Comparison to Liquidated Damages
The court considered River East's argument that the prepayment clause should be evaluated under a liquidated damages framework, which would render it unenforceable if deemed an unreasonable penalty. However, the court noted that the clause was not a penalty because it was not intended to secure performance by punishing non-performance. Instead, it provided an alternative means of fulfilling the contractual obligations. The court explained that liquidated damages are typically used to estimate compensation for breach, while the yield maintenance clause was agreed upon as a legitimate option for prepayment. The court observed that Illinois courts have not explicitly ruled that prepayment clauses fall under the liquidated damages doctrine, and it declined to extend this analysis to the present case. As such, the clause was enforceable as a legitimate contractual term.
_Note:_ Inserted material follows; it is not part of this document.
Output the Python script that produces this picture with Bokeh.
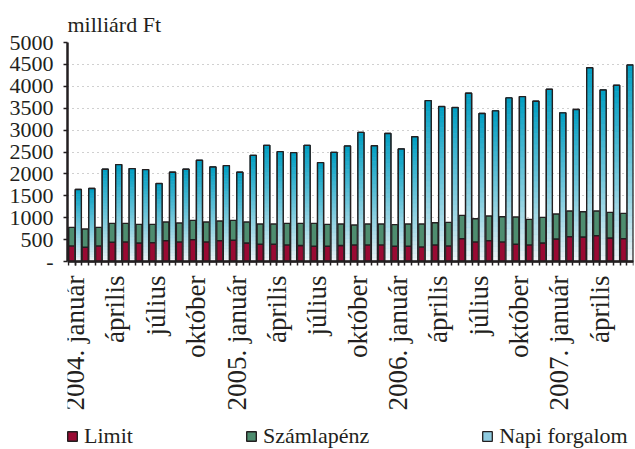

Reasonableness of the Prepayment Fee
The court analyzed the reasonableness of the prepayment fee, considering whether it provided an excessive benefit to VALIC. The yield maintenance fee was calculated using a formula that accounted for the outstanding principal, scheduled payments, and prevailing interest rates on Treasuries. The court noted that even though VALIC might benefit by reinvesting the prepaid principal at higher rates than Treasuries, this potential gain did not render the clause unreasonable. The fee was designed to replicate the lender's expected yield, and the court found that River East gained a substantial advantage by avoiding future interest payments. Therefore, the prepayment fee was not excessive or punitive, but rather a fair compensation mechanism for the lender. The court rejected the notion that the clause resulted in overcompensation, as it was consistent with industry standards and the parties' contractual intentions.
Remand for Further Proceedings
The court remanded the case for further proceedings regarding the accuracy of the refund amount, as there was a factual dispute about the date River East gave notice of prepayment. This dispute affected the calculation of the prepayment fee and the subsequent refund amount. The district court had initially found the notice date to be April 21, but there was a discrepancy in the refund calculation that needed clarification. The appellate court instructed the district court to determine the precise refund amount based on the correct notice date. Additionally, the remand included consideration of VALIC's counterclaims for costs and fees, contingent upon the resolution of the refund dispute. This remand was necessary to ensure that the final judgment accurately reflected the parties' contractual rights and obligations.